═════ SUPPLIED RECORDS ═════

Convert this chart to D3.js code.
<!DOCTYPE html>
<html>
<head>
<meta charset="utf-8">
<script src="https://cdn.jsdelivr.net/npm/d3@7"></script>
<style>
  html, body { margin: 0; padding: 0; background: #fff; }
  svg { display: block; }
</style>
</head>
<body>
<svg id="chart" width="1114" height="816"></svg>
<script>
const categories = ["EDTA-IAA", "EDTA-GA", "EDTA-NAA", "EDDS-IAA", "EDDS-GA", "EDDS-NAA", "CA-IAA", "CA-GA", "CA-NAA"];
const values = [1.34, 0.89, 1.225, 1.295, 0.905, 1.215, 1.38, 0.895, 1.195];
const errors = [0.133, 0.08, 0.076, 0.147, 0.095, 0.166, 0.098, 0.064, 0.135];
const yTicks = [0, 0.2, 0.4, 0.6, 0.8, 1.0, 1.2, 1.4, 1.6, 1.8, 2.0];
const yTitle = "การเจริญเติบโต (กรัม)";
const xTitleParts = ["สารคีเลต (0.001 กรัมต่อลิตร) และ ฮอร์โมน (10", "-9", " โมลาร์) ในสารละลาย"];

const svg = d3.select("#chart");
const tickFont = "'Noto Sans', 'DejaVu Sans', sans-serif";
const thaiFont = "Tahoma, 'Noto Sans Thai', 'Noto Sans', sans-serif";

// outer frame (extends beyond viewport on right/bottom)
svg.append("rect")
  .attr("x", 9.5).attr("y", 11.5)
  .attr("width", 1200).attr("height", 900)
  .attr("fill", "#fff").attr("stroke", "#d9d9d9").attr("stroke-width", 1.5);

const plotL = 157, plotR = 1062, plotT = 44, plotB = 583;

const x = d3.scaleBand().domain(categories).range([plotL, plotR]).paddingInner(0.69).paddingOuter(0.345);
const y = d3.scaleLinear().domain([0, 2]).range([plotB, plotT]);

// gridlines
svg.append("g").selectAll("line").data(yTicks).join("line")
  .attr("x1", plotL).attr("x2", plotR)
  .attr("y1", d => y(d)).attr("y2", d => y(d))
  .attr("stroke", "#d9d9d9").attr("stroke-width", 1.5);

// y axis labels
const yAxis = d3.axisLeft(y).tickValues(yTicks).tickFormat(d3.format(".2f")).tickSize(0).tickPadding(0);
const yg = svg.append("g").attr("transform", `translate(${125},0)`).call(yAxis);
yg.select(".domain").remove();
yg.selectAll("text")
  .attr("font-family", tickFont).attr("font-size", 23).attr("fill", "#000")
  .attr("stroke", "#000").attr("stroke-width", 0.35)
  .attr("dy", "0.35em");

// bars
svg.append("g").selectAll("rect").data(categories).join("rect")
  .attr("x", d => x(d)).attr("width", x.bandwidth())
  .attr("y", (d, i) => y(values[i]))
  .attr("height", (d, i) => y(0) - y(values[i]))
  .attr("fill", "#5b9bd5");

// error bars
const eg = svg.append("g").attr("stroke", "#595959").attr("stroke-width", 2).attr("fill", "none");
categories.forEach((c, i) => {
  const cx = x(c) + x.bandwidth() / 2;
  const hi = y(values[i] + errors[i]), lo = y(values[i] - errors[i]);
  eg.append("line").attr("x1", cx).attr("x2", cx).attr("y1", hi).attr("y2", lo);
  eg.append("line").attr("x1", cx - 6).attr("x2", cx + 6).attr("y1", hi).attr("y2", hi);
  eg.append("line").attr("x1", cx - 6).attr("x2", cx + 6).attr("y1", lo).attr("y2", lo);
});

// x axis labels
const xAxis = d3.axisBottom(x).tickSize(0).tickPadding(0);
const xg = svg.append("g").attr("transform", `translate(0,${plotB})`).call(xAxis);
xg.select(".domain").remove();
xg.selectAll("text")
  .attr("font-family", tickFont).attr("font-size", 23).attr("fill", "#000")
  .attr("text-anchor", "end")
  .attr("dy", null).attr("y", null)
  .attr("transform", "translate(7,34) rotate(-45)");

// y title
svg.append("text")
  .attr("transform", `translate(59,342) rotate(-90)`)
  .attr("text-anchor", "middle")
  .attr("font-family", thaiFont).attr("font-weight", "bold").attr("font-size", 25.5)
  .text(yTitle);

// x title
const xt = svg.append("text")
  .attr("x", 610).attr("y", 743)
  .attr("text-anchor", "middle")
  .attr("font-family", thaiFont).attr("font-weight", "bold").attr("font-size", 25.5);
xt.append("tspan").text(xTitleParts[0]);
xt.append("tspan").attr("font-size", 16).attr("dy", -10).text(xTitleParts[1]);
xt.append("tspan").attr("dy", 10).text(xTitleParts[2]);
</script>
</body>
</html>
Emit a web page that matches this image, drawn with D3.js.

═════

■ **PROMPT**
All of the entries must be quoted exactly; please include each one.

■ **SOLUTION TO THE EXERCISE**
Convert this chart to D3.js code.
<!DOCTYPE html>
<html>
<head>
<meta charset="utf-8">
<script src="https://cdn.jsdelivr.net/npm/d3@7"></script>
<style>
  html, body { margin: 0; padding: 0; background: #fff; }
  svg { display: block; }
</style>
</head>
<body>
<svg id="chart" width="1114" height="816"></svg>
<script>
const categories = ["EDTA-IAA", "EDTA-GA", "EDTA-NAA", "EDDS-IAA", "EDDS-GA", "EDDS-NAA", "CA-IAA", "CA-GA", "CA-NAA"];
const values = [1.34, 0.89, 1.225, 1.295, 0.905, 1.215, 1.38, 0.895, 1.195];
const errors = [0.133, 0.08, 0.076, 0.147, 0.095, 0.166, 0.098, 0.064, 0.135];
const yTicks = [0, 0.2, 0.4, 0.6, 0.8, 1.0, 1.2, 1.4, 1.6, 1.8, 2.0];
const yTitle = "การเจริญเติบโต (กรัม)";
const xTitleParts = ["สารคีเลต (0.001 กรัมต่อลิตร) และ ฮอร์โมน (10", "-9", " โมลาร์) ในสารละลาย"];

const svg = d3.select("#chart");
const tickFont = "'Noto Sans', 'DejaVu Sans', sans-serif";
const thaiFont = "Tahoma, 'Noto Sans Thai', 'Noto Sans', sans-serif";

// outer frame (extends beyond viewport on right/bottom)
svg.append("rect")
  .attr("x", 9.5).attr("y", 11.5)
  .attr("width", 1200).attr("height", 900)
  .attr("fill", "#fff").attr("stroke", "#d9d9d9").attr("stroke-width", 1.5);

const plotL = 157, plotR = 1062, plotT = 44, plotB = 583;

const x = d3.scaleBand().domain(categories).range([plotL, plotR]).paddingInner(0.69).paddingOuter(0.345);
const y = d3.scaleLinear().domain([0, 2]).range([plotB, plotT]);

// gridlines
svg.append("g").selectAll("line").data(yTicks).join("line")
  .attr("x1", plotL).attr("x2", plotR)
  .attr("y1", d => y(d)).attr("y2", d => y(d))
  .attr("stroke", "#d9d9d9").attr("stroke-width", 1.5);

// y axis labels
const yAxis = d3.axisLeft(y).tickValues(yTicks).tickFormat(d3.format(".2f")).tickSize(0).tickPadding(0);
const yg = svg.append("g").attr("transform", `translate(${125},0)`).call(yAxis);
yg.select(".domain").remove();
yg.selectAll("text")
  .attr("font-family", tickFont).attr("font-size", 23).attr("fill", "#000")
  .attr("stroke", "#000").attr("stroke-width", 0.35)
  .attr("dy", "0.35em");

// bars
svg.append("g").selectAll("rect").data(categories).join("rect")
  .attr("x", d => x(d)).attr("width", x.bandwidth())
  .attr("y", (d, i) => y(values[i]))
  .attr("height", (d, i) => y(0) - y(values[i]))
  .attr("fill", "#5b9bd5");

// error bars
const eg = svg.append("g").attr("stroke", "#595959").attr("stroke-width", 2).attr("fill", "none");
categories.forEach((c, i) => {
  const cx = x(c) + x.bandwidth() / 2;
  const hi = y(values[i] + errors[i]), lo = y(values[i] - errors[i]);
  eg.append("line").attr("x1", cx).attr("x2", cx).attr("y1", hi).attr("y2", lo);
  eg.append("line").attr("x1", cx - 6).attr("x2", cx + 6).attr("y1", hi).attr("y2", hi);
  eg.append("line").attr("x1", cx - 6).attr("x2", cx + 6).attr("y1", lo).attr("y2", lo);
});

// x axis labels
const xAxis = d3.axisBottom(x).tickSize(0).tickPadding(0);
const xg = svg.append("g").attr("transform", `translate(0,${plotB})`).call(xAxis);
xg.select(".domain").remove();
xg.selectAll("text")
  .attr("font-family", tickFont).attr("font-size", 23).attr("fill", "#000")
  .attr("text-anchor", "end")
  .attr("dy", null).attr("y", null)
  .attr("transform", "translate(7,34) rotate(-45)");

// y title
svg.append("text")
  .attr("transform", `translate(59,342) rotate(-90)`)
  .attr("text-anchor", "middle")
  .attr("font-family", thaiFont).attr("font-weight", "bold").attr("font-size", 25.5)
  .text(yTitle);

// x title
const xt = svg.append("text")
  .attr("x", 610).attr("y", 743)
  .attr("text-anchor", "middle")
  .attr("font-family", thaiFont).attr("font-weight", "bold").attr("font-size", 25.5);
xt.append("tspan").text(xTitleParts[0]);
xt.append("tspan").attr("font-size", 16).attr("dy", -10).text(xTitleParts[1]);
xt.append("tspan").attr("dy", 10).text(xTitleParts[2]);
</script>
</body>
</html>
Emit a web page that matches this image, drawn with D3.js.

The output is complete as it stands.